The Misconceptions of Using Heat vs. Ice
HEAT vs. ICE Treating pain with hot and cold can be very effective for a wide variety of different conditions and injuries. The great thing about both is they are relatively inexpensive! The tricky part is knowing what situations calls for heat and which call for ice. By default, always try ice first, we often see better reports of lasting relief with cold therapy. Here are just some general rules of thumb to go by and how each one works:
When you are using ice on an injured or painful area, you are reducing blood flow to a generalized area. Using ice can significantly reduce inflammation and swelling that causes pain. Icing also can temporarily reduce nerve activity, which can also help to relieve pain. ice should be used with acute injuries. inflammation and swelling. It can be applied for 10-20 minutes at a time with a barrier placed between the ice.
The way heat therapy works is by improving circulation and blood flow to a specific area. When you are warming up the tissues in sore or stiff muscle you may decrease discomfort and increase muscle flexibility. Heat therapy can relax and soothe muscles. It also can have the ability to assist in healing damaged tissue. Heat can be applied to sore or stiff muscles. It can also be effective in treating chronic pain. Heat can be applied for 20-30 minutes at a time with a barrier placed between the heating pad and skin.

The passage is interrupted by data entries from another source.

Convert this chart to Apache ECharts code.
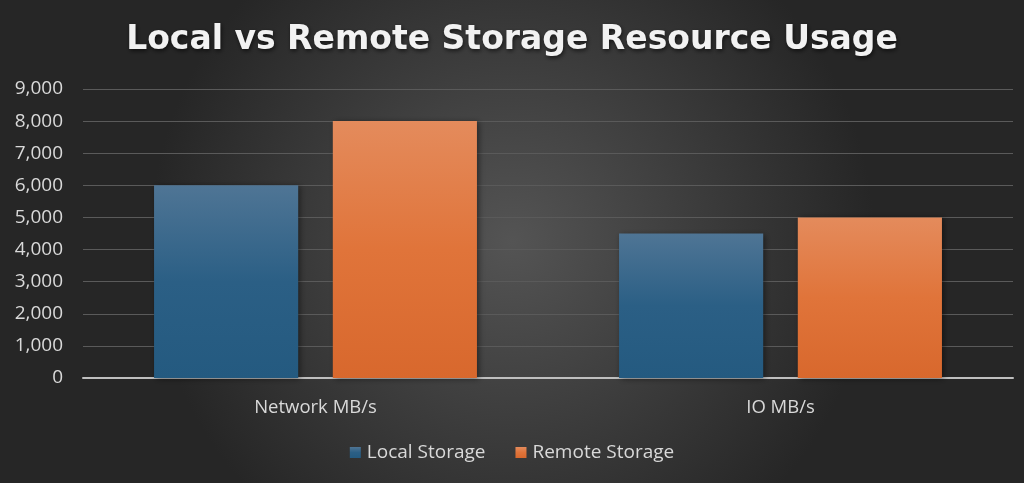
<!DOCTYPE html>
<html><head><meta charset="utf-8">
<script src="https://cdn.jsdelivr.net/npm/echarts@6/dist/echarts.min.js"></script>
<style>html,body{margin:0;padding:0;background:#333;}#c{width:1024px;height:483px;}</style>
</head><body><div id="c"></div>
<script>
const categories = ['Network MB/s', 'IO MB/s'];
const localStorage_ = [6000, 4500];
const remoteStorage = [8000, 5000];
const yTicks = [0, 1000, 2000, 3000, 4000, 5000, 6000, 7000, 8000, 9000];

const chart = echarts.init(document.getElementById('c'));
const font = '"Open Sans", Lato, sans-serif';
chart.setOption({
  backgroundColor: {
    type: 'radial', x: 0.5, y: 0.5, r: 0.75,
    colorStops: [{offset: 0, color: '#545454'}, {offset: 1, color: '#262626'}]
  },
  animation: false,
  title: {
    text: 'Local vs Remote Storage Resource Usage',
    left: 'center', top: 19,
    textStyle: {
      color: '#f2f2f2', fontSize: 33, fontWeight: 'bold', fontFamily: '"DejaVu Sans", sans-serif',
      textShadowColor: 'rgba(0,0,0,0.6)', textShadowBlur: 4, textShadowOffsetX: 1, textShadowOffsetY: 2
    }
  },
  legend: {
    bottom: 16, left: 'center',
    itemWidth: 11, itemHeight: 11, itemGap: 30,
    icon: 'rect',
    textStyle: {color: '#d9d9d9', fontSize: 19, fontFamily: font, padding: [0, 0, 0, 1]},
    data: ['Local Storage', 'Remote Storage']
  },
  grid: {left: 83, right: 11, top: 89, bottom: 105, containLabel: false},
  xAxis: {
    type: 'category', data: categories,
    axisLine: {lineStyle: {color: '#bfbfbf', width: 2}},
    axisTick: {show: false},
    axisLabel: {color: '#d9d9d9', fontSize: 18.5, fontFamily: font, margin: 20}
  },
  yAxis: {
    type: 'value', min: 0, max: 9000, interval: 1000,
    axisLine: {show: false}, axisTick: {show: false},
    splitLine: {lineStyle: {color: '#5a5a5a', width: 1}},
    axisLabel: {
      color: '#d9d9d9', fontSize: 19, fontFamily: font, margin: 20,
      formatter: v => yTicks.includes(v) ? v.toLocaleString('en-US') : ''
    }
  },
  series: [
    {
      name: 'Local Storage', type: 'bar', data: localStorage_,
      barWidth: '31%', barGap: '24%',
      itemStyle: {
        color: {type: 'linear', x: 0, y: 0, x2: 0, y2: 1,
          colorStops: [{offset: 0, color: '#4f7595'}, {offset: 0.5, color: '#2b5f85'}, {offset: 1, color: '#245a80'}]},
        shadowColor: 'rgba(0,0,0,0.45)', shadowBlur: 6, shadowOffsetX: 2, shadowOffsetY: 1
      }
    },
    {
      name: 'Remote Storage', type: 'bar', data: remoteStorage,
      barWidth: '31%',
      itemStyle: {
        color: {type: 'linear', x: 0, y: 0, x2: 0, y2: 1,
          colorStops: [{offset: 0, color: '#e48b5c'}, {offset: 0.5, color: '#e0743a'}, {offset: 1, color: '#d8682d'}]},
        shadowColor: 'rgba(0,0,0,0.45)', shadowBlur: 6, shadowOffsetX: 2, shadowOffsetY: 1
      }
    }
  ]
});
</script>
</body></html>
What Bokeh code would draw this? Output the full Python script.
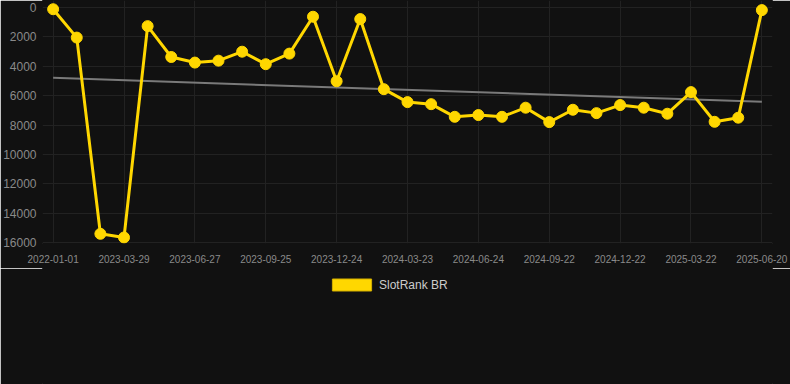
from bokeh.plotting import figure
from bokeh.layouts import column
from bokeh.models import Range1d, FixedTicker, Legend, LegendItem
from bokeh.embed import file_html
from bokeh.resources import INLINE

tick_labels = ["2022-01-01", "2023-03-29", "2023-06-27", "2023-09-25", "2023-12-24",
               "2024-03-23", "2024-06-24", "2024-09-22", "2024-12-22", "2025-03-22",
               "2025-06-20"]
rank_br = [120, 2050, 15400, 15650, 1270, 3370, 3750, 3620, 3010, 3860, 3140,
           630, 5020, 790, 5560, 6440, 6580, 7440, 7320, 7440, 6820, 7800,
           6960, 7190, 6640, 6820, 7230, 5760, 7780, 7500, 180]
trend_br = [4790, 6420]
y_ticks = [0, 2000, 4000, 6000, 8000, 10000, 12000, 14000, 16000]
series_name = "SlotRank BR"

idx = list(range(len(rank_br)))
n = len(rank_br)

BG = "#111111"
GOLD = "#FFD700"
FONT = "Liberation Sans"

p = figure(width=790, height=268, output_backend="svg", toolbar_location=None,
           x_range=Range1d(-0.45, n - 1 + 0.45), y_range=Range1d(16060, -474),
           background_fill_color=BG, border_fill_color=BG,
           outline_line_color=BG, outline_line_width=1,
           min_border_left=42, min_border_right=18, min_border_top=0, min_border_bottom=25)

p.line([0, n - 1], trend_br, line_color="#7a7a7a", line_width=2)
p.line(idx, rank_br, line_color=GOLD, line_width=3)
p.scatter(idx, rank_br, size=11, fill_color=GOLD, line_color=GOLD)

p.xaxis.ticker = FixedTicker(ticks=list(range(0, n, 3)))
p.xaxis.major_label_overrides = {i * 3: lab for i, lab in enumerate(tick_labels)}
p.yaxis.ticker = FixedTicker(ticks=y_ticks)

for ax in (p.xaxis, p.yaxis):
    ax.axis_line_color = None
    ax.major_tick_line_color = None
    ax.minor_tick_line_color = None
    ax.major_label_text_color = "#8a8a8a"
    ax.major_label_text_font = FONT
p.xaxis.major_label_text_font_size = "10px"
p.yaxis.major_label_text_font_size = "12px"
p.xaxis.major_label_standoff = 5
p.yaxis.major_label_standoff = 0

p.xgrid.grid_line_color = "#222222"
p.ygrid.grid_line_color = "#222222"

# legend strip below the chart
p2 = figure(width=790, height=116, output_backend="svg", toolbar_location=None,
            x_range=Range1d(0, 1), y_range=Range1d(0, 1),
            x_axis_location=None, y_axis_location=None,
            background_fill_color=BG, border_fill_color=BG,
            outline_line_color=BG, outline_line_width=1,
            min_border=0)
p2.xgrid.visible = False
p2.ygrid.visible = False
nan = float("nan")
swatch = p2.quad(left=[nan], right=[nan], top=[nan], bottom=[nan],
                 fill_color=GOLD, line_color="#D4B000")
legend = Legend(items=[LegendItem(label=series_name, renderers=[swatch])],
                location=(285, 92), orientation="horizontal",
                glyph_width=49, glyph_height=15, label_standoff=3,
                label_text_font=FONT, label_text_font_size="12px", label_text_color="#cccccc",
                background_fill_alpha=0, border_line_color=None, margin=0, padding=10)
p2.add_layout(legend, "center")

layout = column(p, p2, spacing=0)
open("out.html", "w").write(file_html(layout, INLINE))
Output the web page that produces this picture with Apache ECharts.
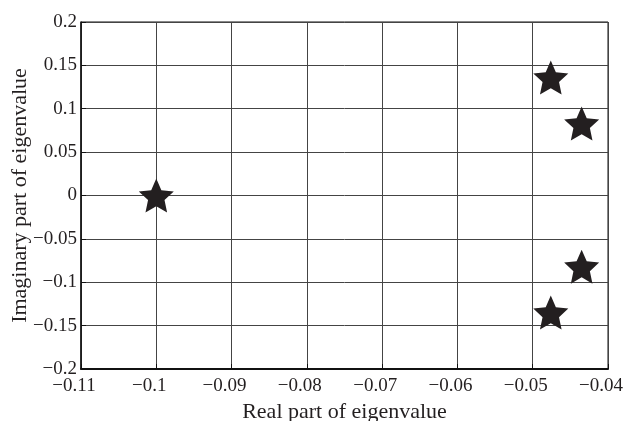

The Take Away: They key is knowing when to use cold and when to use heat! Choosing the correct option can significantly increase the effectiveness of the treatment. You can also try alternating between ice and heat to see which works best for you!
*Do not use heat or ice if you have poor blood circulation or decreased sensation in the area you are applying. Do not apply heat to an infected or swollen area.